When I returned to my job in the food industry in London I was put on a training course which included selling, sales management and finally product management. I became product manager of OXO with a substantial annual promotional budget of over £1m – probably the largest single budget in the UK grocery trade at that time. All went well until the company was taken over by Brooke Bond whose principal products were tea and coffee. After a period as Group Marketing Controller where, ably supported by three brand managers, we designed and monitored the marketing plans of all the Group companies worldwide. Brooke Bond then decided to dismantle the central marketing department to everyone’s surprise, within and without the company, and I was once again looking for a job.

Despite help from headhunters and advisers my next job came through a personal contact who, impressed by my graduation from INSEAD, asked me to do a consultancy job for them at a highly specialist paper Mill in Maidstone in Kent.

Happily the combination of INSEAD and my experience in Liebig’s / Brooke Bond armed me with exactly the ingredients needed to solve the problem. In the Paper Industry in the UK in those days you either made paper or you sold it! In this case the separation led to underpricing and lack of profitability. All this came right and the resulting company, Whatman Plc, found itself in the top ten performers on the UK Stock Exchange during the Thatcher Years.

During this time and when the company had become highly successful, I became involved in a number of local activities, not least because Whatman was a major employer in the area and neighbours of the Kent County Council.

The CBI, Confederation of British Industry, started a local area organisation in the county (Kent) and I was asked to lead it as founder chairman. This led to a number of involvements with the CBI and one was the response to invitations from schools to talk about Industry and its role in society. From this sprang The Understanding Industry Trust, for whom I spoke in schools for the next few years, also becoming a trustee.

Meanwhile I was asked by INSEAD to spend a week a year as a visiting professor of marketing and I conducted a case called “Chipmunk Crisps” based on the development and launch of one of Brooke Bond Liebig’s products greatly helped and supported by J Walter Thompson from whom I have to thank for a large proportion of my knowledge of marketing. It was most interesting that, when I visited INSEAD, the participants were generally very confused about marketing – as opposed to selling – so I had quite a willing audience!

I then began to be asked to join other boards as a non-executive director, including two Investment Trusts of which I eventually became chairman. I am still the chairman of the trustees of the D’Oyly Carte Charitable Trust.

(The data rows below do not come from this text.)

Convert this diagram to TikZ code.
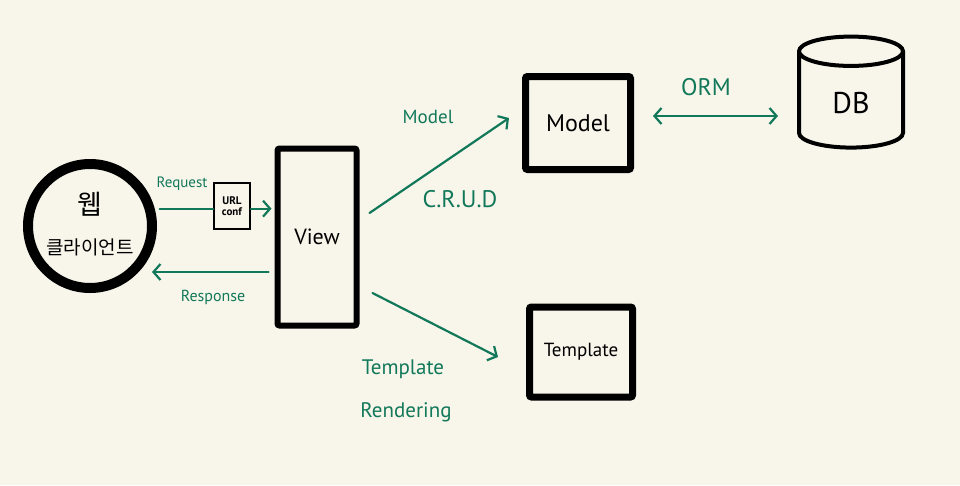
\documentclass[tikz,border=0pt]{standalone}
\usepackage{fontspec}
\setmainfont{PT Sans}
\newfontfamily\kofont{Noto Sans CJK KR}
\usepackage{tikz}
\usetikzlibrary{arrows.meta,shapes.geometric}
\definecolor{paper}{RGB}{248,246,235}
\definecolor{pen}{RGB}{18,120,90}
\tikzset{
  box/.style={draw,line width=7pt,rounded corners=2pt,font=\fontsize{22}{24}\selectfont},
  flow/.style={draw=pen,line width=2.2pt,line cap=round,-{Straight Barb[length=7pt,width=16pt]}},
  lbl/.style={text=pen,font=\fontsize{18}{20}\selectfont}
}
\newcommand{\fs}[1]{\fontsize{#1}{#1}\selectfont}

\begin{document}
\begin{tikzpicture}[x=1pt,y=-1pt]
  \fill[paper] (0,0) rectangle (960,485);
  \useasboundingbox (0,0) rectangle (960,485);
  % nodes
  \node[circle,draw,line width=10pt,minimum size=124pt,
        label={[align=center,font=\kofont\fontsize{19}{40}\selectfont,yshift=2pt]center:{\fs{27}웹}\\클라이언트}]
        (client) at (90,226) {};
  \node[box,line width=6pt,minimum width=79pt,minimum height=177pt] (view) at (317,237) {View};
  \node[draw,line width=1.8pt,minimum width=36pt,minimum height=46pt,inner sep=1pt,
        align=center,font=\bfseries\fs{11}] (urlconf) at (232,206) {URL\\conf};
  \node[box,minimum width=105pt,minimum height=93pt,font=\fs{24}] (model) at (578,123) {Model};
  \node[box,minimum width=103pt,minimum height=90pt,font=\fs{19}] (template) at (581,352) {Template};
  \node[cylinder,draw,line width=4pt,shape border rotate=90,aspect=0.67,
        minimum width=104pt,minimum height=111pt,font=\fs{30}] (db) at (851,103) {DB};
  % connectors
  \draw[flow,-,shorten <=5pt] (client.15) -- (client.15 -| urlconf.west);
  \draw[flow,shorten >=3pt] (urlconf.east |- client.15) -- (client.15 -| view.west);
  \draw[flow] ([yshift=-35pt]view.west) ++(-6,0) -- ([yshift=-35pt,xshift=-5pt]view.west -| client.east);
  \draw[flow] ([shift={(10,-24)}]view.east) -- ([shift={(-13,-5)}]model.west);
  \draw[flow] ([shift={(13,56)}]view.east) -- ([shift={(-28,5)}]template.west);
  \draw[flow,{Straight Barb[length=7pt,width=16pt]}-{Straight Barb[length=7pt,width=16pt]}]
    ([shift={(19,-7)}]model.east) -- ([shift={(-19,-7)}]db.west |- model.east);
  % labels
  \node[lbl,font=\fs{15}] (req) at (182,184) {Request};
  \node[lbl,font=\fs{16}] (resp) at (213,297) {Response};
  \node[lbl,font=\fs{19}] (mlbl) at (428,117) {Model};
  \node[lbl,font=\fs{24}] (crud) at (460,199) {C.R.U.D};
  \node[lbl,font=\fs{24}] (orm) at (706,87) {ORM};
  \node[lbl,font=\fs{21}] (tlbl) at (403,369) {Template};
  \node[lbl,font=\fs{21}] (rlbl) at (406,412) {Rendering};
\end{tikzpicture}
\end{document}
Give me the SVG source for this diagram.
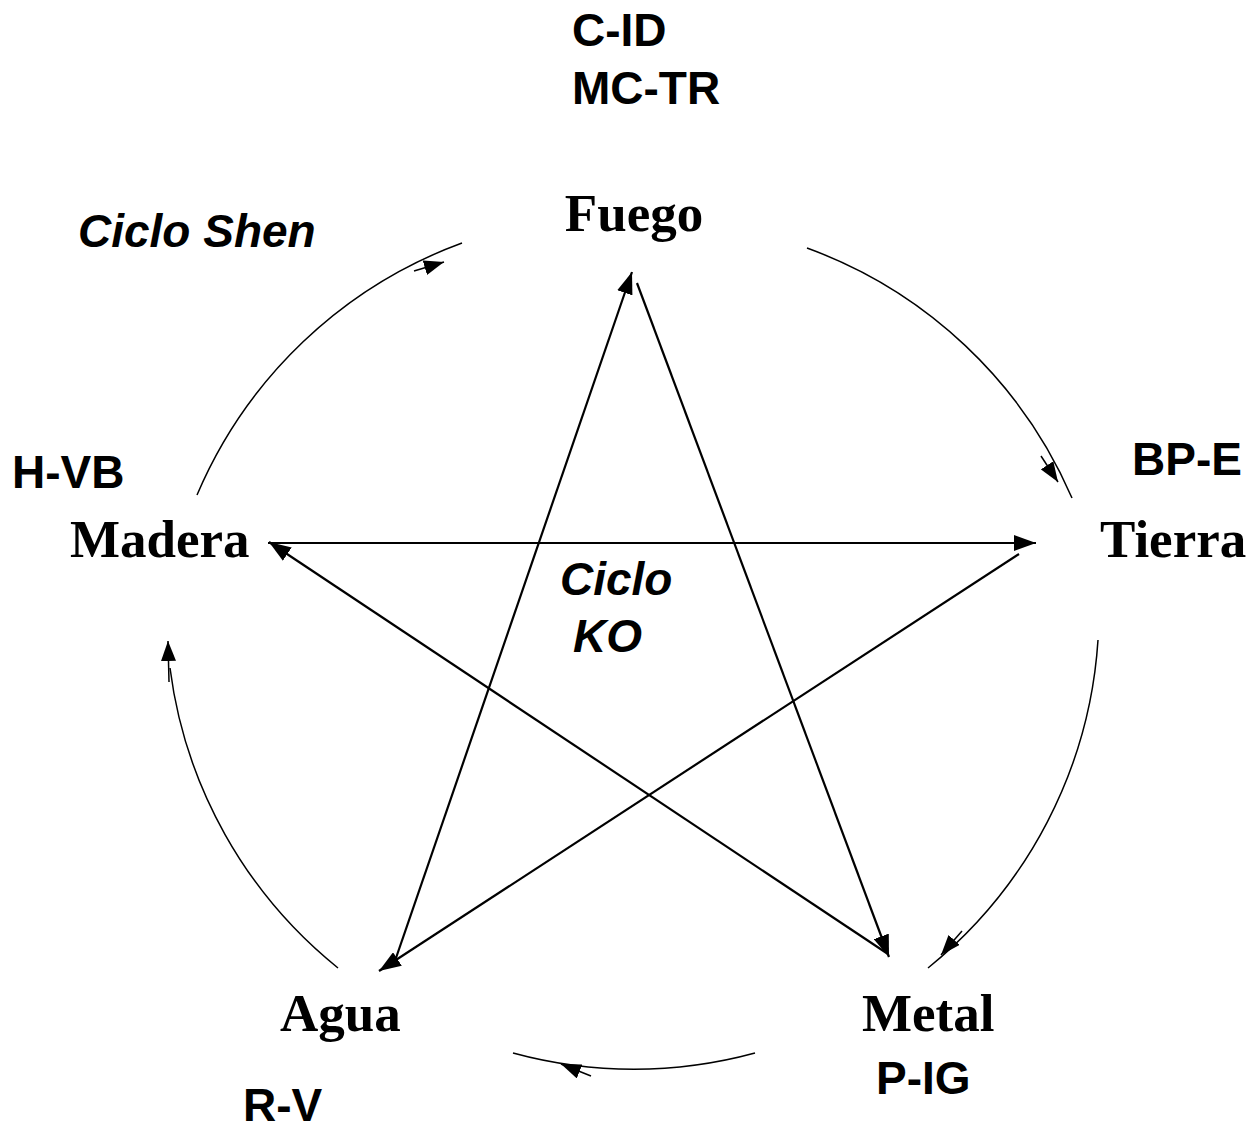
<svg xmlns="http://www.w3.org/2000/svg" width="1255" height="1130" viewBox="0 0 1255 1130">
<style>
.sans{font-family:"Liberation Sans",Arial,sans-serif;font-weight:bold;font-size:46px;fill:#000}
.it{font-style:italic}
.serif{font-family:"Liberation Serif","Times New Roman",serif;font-weight:bold;font-size:53px;fill:#000}
.ln{stroke:#000;stroke-width:2.2;fill:none}
.arc{stroke:#000;stroke-width:1.5;fill:none}
</style>
<defs>
<marker id="ah" viewBox="0 0 22 16" refX="22" refY="8" markerWidth="22" markerHeight="16" markerUnits="userSpaceOnUse" orient="auto">
<path d="M0,0 L22,8 L0,16 z" fill="#000"/>
</marker>
<marker id="ahs" viewBox="0 0 20 15" refX="20" refY="7.5" markerWidth="20" markerHeight="15" markerUnits="userSpaceOnUse" orient="auto">
<path d="M0,0 L20,7.5 L0,15 z" fill="#000"/>
</marker>
</defs>
<g id="labels">
<text class="sans" x="572" y="46">C-ID</text>
<text class="sans" x="572" y="104">MC-TR</text>
<text class="sans it" x="78" y="247">Ciclo Shen</text>
<text class="sans" x="12" y="488">H-VB</text>
<text class="sans" x="1132" y="475">BP-E</text>
<text class="sans it" x="560" y="595">Ciclo</text>
<text class="sans it" x="573" y="652">KO</text>
<text class="sans" x="876" y="1094">P-IG</text>
<text class="sans" x="243" y="1121">R-V</text>
</g>
<g id="fuego"><text class="serif" x="634" y="231" text-anchor="middle">Fuego</text></g>
<g id="madera"><text class="serif" x="70" y="557">Madera</text></g>
<g id="tierra"><text class="serif" x="1100" y="557">Tierra</text></g>
<g id="agua"><text class="serif" x="280" y="1031">Agua</text></g>
<g id="metal"><text class="serif" x="862" y="1031">Metal</text></g>
<g id="connectors">
<path class="arc" d="M807,248 A460,460 0 0 1 1072,498"/>
<path class="arc" d="M1098,640 A460,460 0 0 1 928,968"/>
<path class="arc" d="M755,1053 A460,460 0 0 1 513,1053"/>
<path class="arc" d="M338,968 A460,460 0 0 1 170,668"/>
<path class="arc" d="M197,495 A460,460 0 0 1 462,243"/>
<line class="arc" x1="414" y1="271" x2="444" y2="262" marker-end="url(#ahs)"/>
<line class="arc" x1="1041" y1="456" x2="1058" y2="482" marker-end="url(#ahs)"/>
<line class="arc" x1="962" y1="931" x2="941" y2="955" marker-end="url(#ahs)"/>
<line class="arc" x1="591" y1="1076" x2="561" y2="1064" marker-end="url(#ahs)"/>
<line class="arc" x1="169" y1="682" x2="168" y2="641" marker-end="url(#ahs)"/>
<line class="ln" x1="396" y1="958" x2="632" y2="272" marker-end="url(#ah)"/>
<line class="ln" x1="637" y1="283" x2="889" y2="957" marker-end="url(#ah)"/>
<line class="ln" x1="268" y1="543" x2="1036" y2="543" marker-end="url(#ah)"/>
<line class="ln" x1="888" y1="954" x2="269" y2="542" marker-end="url(#ah)"/>
<line class="ln" x1="1019" y1="554" x2="379" y2="971" marker-end="url(#ah)"/>
</g>
</svg>
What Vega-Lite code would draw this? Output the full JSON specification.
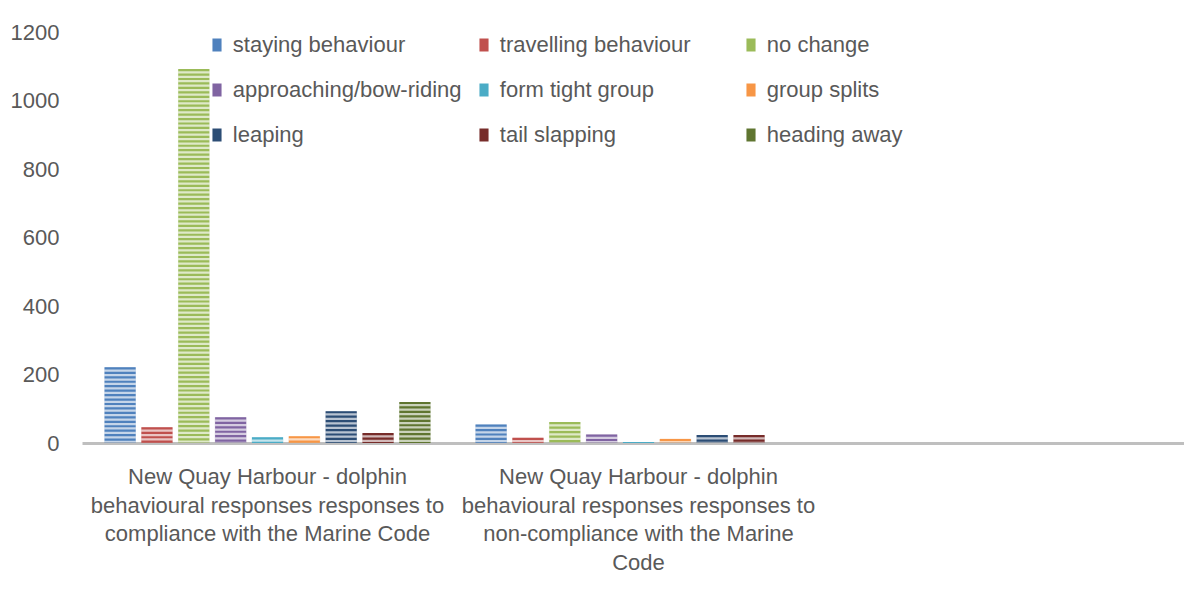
{
  "$schema": "https://vega.github.io/schema/vega-lite/v6.json",
  "width": 1113,
  "height": 411,
  "autosize": {"type": "none"},
  "padding": {"left": 82, "top": 32, "right": -11, "bottom": 167},
  "background": "white",
  "config": {
    "font": "Liberation Sans",
    "view": {"stroke": null},
    "axis": {"labelColor": "#595959", "labelFontSize": 22, "labelFont": "Liberation Sans"},
    "legend": {"labelColor": "#595959", "labelFontSize": 22, "labelFont": "Liberation Sans"}
  },
  "data": {
    "values": [
      {"context": "compliance", "behaviour": "staying behaviour", "count": 221},
      {"context": "compliance", "behaviour": "travelling behaviour", "count": 46},
      {"context": "compliance", "behaviour": "no change", "count": 1092},
      {"context": "compliance", "behaviour": "approaching/bow-riding", "count": 75},
      {"context": "compliance", "behaviour": "form tight group", "count": 17},
      {"context": "compliance", "behaviour": "group splits", "count": 20},
      {"context": "compliance", "behaviour": "leaping", "count": 93},
      {"context": "compliance", "behaviour": "tail slapping", "count": 29},
      {"context": "compliance", "behaviour": "heading away", "count": 120},
      {"context": "non-compliance", "behaviour": "staying behaviour", "count": 54},
      {"context": "non-compliance", "behaviour": "travelling behaviour", "count": 15},
      {"context": "non-compliance", "behaviour": "no change", "count": 61},
      {"context": "non-compliance", "behaviour": "approaching/bow-riding", "count": 25},
      {"context": "non-compliance", "behaviour": "form tight group", "count": 3},
      {"context": "non-compliance", "behaviour": "group splits", "count": 12},
      {"context": "non-compliance", "behaviour": "leaping", "count": 23},
      {"context": "non-compliance", "behaviour": "tail slapping", "count": 23},
      {"context": "non-compliance", "behaviour": "heading away", "count": 0}
    ]
  },
  "encoding": {
    "x": {
      "field": "context",
      "type": "nominal",
      "scale": {"domain": ["compliance", "non-compliance", "blank"], "paddingInner": 0.12, "paddingOuter": 0.06},
      "axis": {
        "title": null,
        "ticks": false,
        "domainColor": "#bfbfbf",
        "domainWidth": 3,
        "labelAngle": 0,
        "labelLimit": 0,
        "labelPadding": 23.5,
        "labelLineHeight": 28.7,
        "labelExpr": "datum.value == 'compliance' ? ['New Quay Harbour - dolphin', 'behavioural responses responses to', 'compliance with the Marine Code'] : datum.value == 'non-compliance' ? ['New Quay Harbour - dolphin', 'behavioural responses responses to', 'non-compliance with the Marine', 'Code'] : ''"
      }
    },
    "xOffset": {
      "field": "behaviour",
      "type": "nominal",
      "sort": ["staying behaviour", "travelling behaviour", "no change", "approaching/bow-riding", "form tight group", "group splits", "leaping", "tail slapping", "heading away"],
      "scale": {"paddingInner": 0.14, "paddingOuter": 0}
    },
    "color": {
      "field": "behaviour",
      "type": "nominal",
      "sort": ["staying behaviour", "travelling behaviour", "no change", "approaching/bow-riding", "form tight group", "group splits", "leaping", "tail slapping", "heading away"],
      "scale": {
        "domain": ["staying behaviour", "travelling behaviour", "no change", "approaching/bow-riding", "form tight group", "group splits", "leaping", "tail slapping", "heading away"],
        "range": ["#4F81BD", "#C0504D", "#9BBB59", "#8064A2", "#4BACC6", "#F79646", "#2C4D75", "#772C2A", "#5F7530"]
      },
      "legend": {
        "title": null,
        "orient": "none",
        "direction": "horizontal",
        "legendX": 124,
        "legendY": 2,
        "columns": 3,
        "gridAlign": "all",
        "columnPadding": 11,
        "rowPadding": 23,
        "padding": 0,
        "labelOffset": 4.8,
        "symbolType": "M-0.7,-1H0.7V1H-0.7Z",
        "symbolSize": 169,
        "symbolStrokeWidth": 0,
        "symbolOpacity": 1,
        "labelLimit": 0,
        "encode": {"symbols": {"update": {"fillOpacity": {"value": 1}, "opacity": {"value": 1}, "strokeWidth": {"value": 0}}}}
      }
    }
  },
  "layer": [
    {
      "mark": {"type": "bar", "fillOpacity": 0.33},
      "encoding": {
        "y": {
          "field": "count",
          "type": "quantitative",
          "scale": {"domain": [0, 1200]},
          "axis": {
            "title": null,
            "values": [0, 200, 400, 600, 800, 1000, 1200],
            "format": "d",
            "grid": false,
            "domain": false,
            "ticks": false,
            "labelPadding": 23
          }
        }
      }
    },
    {
      "mark": {"type": "rule", "strokeWidth": 31, "strokeDash": [2.2, 2.25], "strokeCap": "butt"},
      "encoding": {
        "y": {"field": "count", "type": "quantitative"},
        "y2": {"datum": 0}
      }
    }
  ]
}
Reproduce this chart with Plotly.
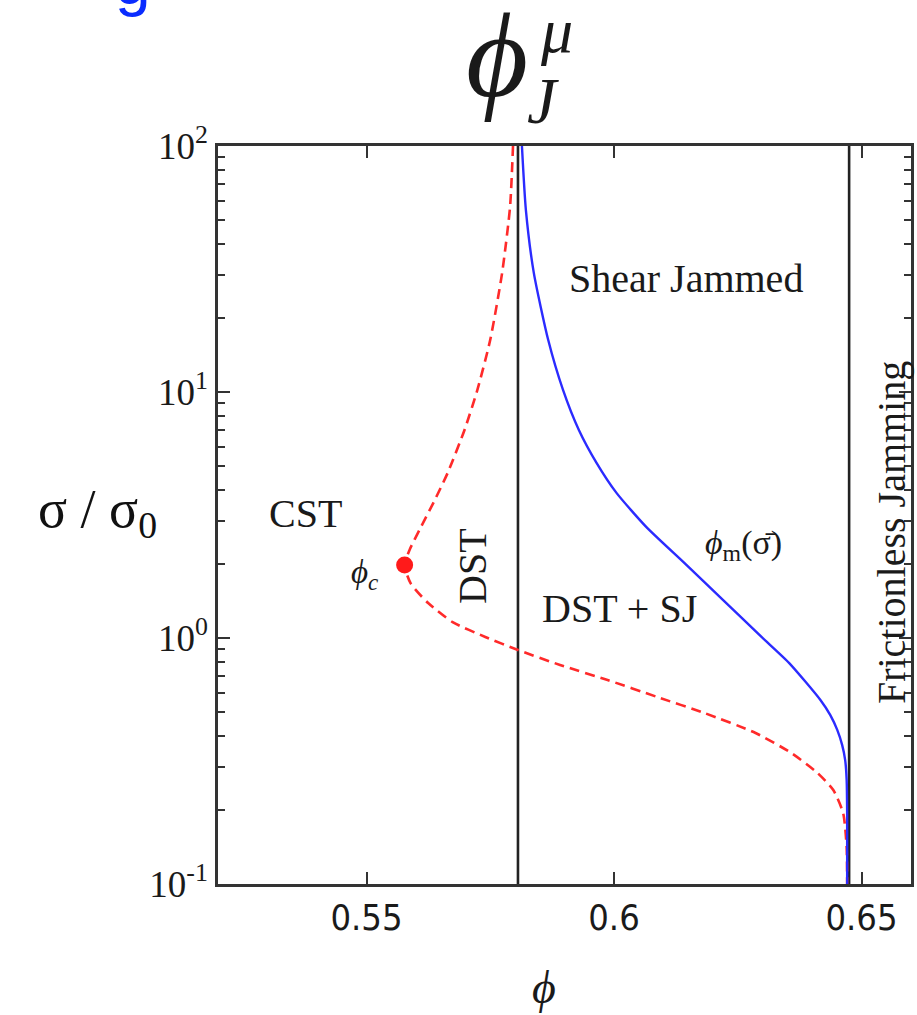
import plotly.graph_objects as go

# Phase boundaries, phi vs sigma/sigma0
red_phi = [0.5796, 0.5790, 0.5774, 0.5750, 0.5724, 0.5698, 0.5664, 0.5638, 0.5607,
           0.5587, 0.5577, 0.5589, 0.5624, 0.5674, 0.5740, 0.5806, 0.5891, 0.5987,
           0.6087, 0.6182, 0.6286, 0.6358, 0.6411, 0.6443, 0.6463, 0.6470, 0.6471]
red_sigma = [100, 56.5, 30.5, 16.3, 10.2, 7.01, 4.69, 3.64, 2.75,
             2.28, 1.98, 1.67, 1.39, 1.16, 1.01, 0.894, 0.777, 0.675,
             0.576, 0.496, 0.411, 0.341, 0.283, 0.241, 0.194, 0.141, 0.1]

blue_phi = [0.5814, 0.5822, 0.5838, 0.5867, 0.5897, 0.5929, 0.5965, 0.6005, 0.6065,
            0.6142, 0.6220, 0.6298, 0.6354, 0.6417, 0.6437, 0.6451, 0.6461, 0.6467,
            0.6470, 0.6471, 0.6471]
blue_sigma = [100, 54.9, 30.5, 16.3, 10.2, 7.01, 5.14, 3.89, 2.83,
              2.02, 1.43, 1.01, 0.791, 0.560, 0.486, 0.423, 0.367, 0.319,
              0.265, 0.194, 0.1]

phi_c = [0.5577]
sigma_c = [1.98]

phi_dst = 0.5806      # DST boundary (phi_J^mu)
phi_frictionless = 0.6475
sigma_span = [0.1, 100]

x_ticks = [0.55, 0.6, 0.65]
x_ticktext = ["0.55", "0.6", "0.65"]
y_ticks = [0.1, 1, 10, 100]
y_ticktext = ["10<sup>-1</sup>", "10<sup>0</sup>", "10<sup>1</sup>", "10<sup>2</sup>"]
y_minor = [m * 10 ** e for e in (-1, 0, 1) for m in range(2, 10)]

W, H = 917, 1015
ML, MR, MT, MB = 218, 3, 146, 131
PW, PH = W - ML - MR, H - MT - MB


def px(xp):
    return (xp - ML) / PW


def py(yp):
    return (H - MB - yp) / PH


serif = "Liberation Serif, Times New Roman, serif"
narrow = "Liberation Sans Narrow, DejaVu Sans Condensed, Liberation Sans, sans-serif"
frame = "#333333"

fig = go.Figure()

for xv in (phi_dst, phi_frictionless):
    fig.add_trace(go.Scatter(x=[xv, xv], y=sigma_span, mode="lines",
                             line=dict(color="#222222", width=2.6),
                             showlegend=False, hoverinfo="skip"))

fig.add_trace(go.Scatter(x=red_phi, y=red_sigma, mode="lines",
                         line=dict(color="#ff2a2a", width=2.6, dash="10px,6px",
                                   shape="spline", smoothing=0.6),
                         showlegend=False))
fig.add_trace(go.Scatter(x=blue_phi, y=blue_sigma, mode="lines",
                         line=dict(color="#2b2bff", width=2.4,
                                   shape="spline", smoothing=0.6),
                         showlegend=False))
fig.add_trace(go.Scatter(x=phi_c, y=sigma_c, mode="markers",
                         marker=dict(color="#ff1a1a", size=17),
                         showlegend=False))

ann = []


def text(x, y, s, size, color="#1a1a1a", family=serif, angle=0, xanchor="center",
         yanchor="middle", xref="paper", yref="paper"):
    ann.append(dict(x=x, y=y, xref=xref, yref=yref, text=s, showarrow=False,
                    font=dict(size=size, color=color, family=family),
                    textangle=angle, xanchor=xanchor, yanchor=yanchor))


# region labels
text(px(306), py(513), "CST", 40)
text(px(688), py(278), "Shear Jammed", 40)
text(px(621), py(608), "DST + SJ", 40)
text(px(473), py(566), "DST", 40, angle=-90)
text(px(894), py(533), "Frictionless Jamming", 40, angle=-90)
text(px(365), py(574), "<i>ϕ</i><sub><i>c</i></sub>", 33)
text(px(746), py(545), "<i>ϕ</i><sub>m</sub>(σ̄)", 34)

# title phi_J^mu
text(px(498), py(56), "<i>ϕ</i>", 120)
text(px(558), py(30), "<i>μ</i>", 64)
text(px(544), py(100), "<i>J</i>", 66)

# axis titles
text(px(97), py(512), "σ / σ<sub>0</sub>", 54, color="#111111")
text(px(545), py(988), "<i>ϕ</i>", 46)

# clipped heading above the figure
text(px(133), py(-18), "g", 64, color="#0a2cff",
     family="Liberation Sans, Arial, sans-serif")

fig.update_layout(
    width=W, height=H,
    margin=dict(l=ML, r=MR, t=MT, b=MB, pad=0),
    paper_bgcolor="white", plot_bgcolor="white",
    annotations=ann,
    xaxis=dict(range=[0.52, 0.66], tickvals=x_ticks, ticktext=x_ticktext,
               ticks="inside", ticklen=12, tickwidth=2, tickcolor=frame,
               showline=True, linecolor=frame, linewidth=2.5, mirror="allticks",
               showgrid=False, zeroline=False,
               tickfont=dict(family=narrow, size=36, color="#1a1a1a")),
    yaxis=dict(type="log", range=[-1, 2], tickvals=y_ticks, ticktext=y_ticktext,
               ticks="inside", ticklen=12, tickwidth=2, tickcolor=frame,
               minor=dict(tickvals=y_minor, ticks="inside", ticklen=7,
                          tickwidth=2, tickcolor=frame, showgrid=False),
               showline=True, linecolor=frame, linewidth=2.5, mirror="allticks",
               showgrid=False, zeroline=False,
               tickfont=dict(family=serif, size=37, color="#1a1a1a")),
)

fig.write_html("out.html")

Looking back over this time I am grateful that it was so rewarding. As the second President of the International Alumni Association my name is numbered among those interred in the foundations of the new Campus. Following the work that I did for such as the CBI and as Kent’s first Chairman of Business Link, I was very privileged to be invited to Buckingham Palace to receive the Companionship of the British Empire from the Queen and later invited to become one of his deputies by the then Lord Lieutenant of Kent.

I have very close friends from my promotion. Together we are passionate about our time at INSEAD, our careers and the deep friendships we made. Our adventure in Fontainebleau feels special because of the pioneering nature of our time at INSEAD. We recently met at Verbier to benefit from the Verbier Festival. And we are looking forward to our next meeting somewhere around the world.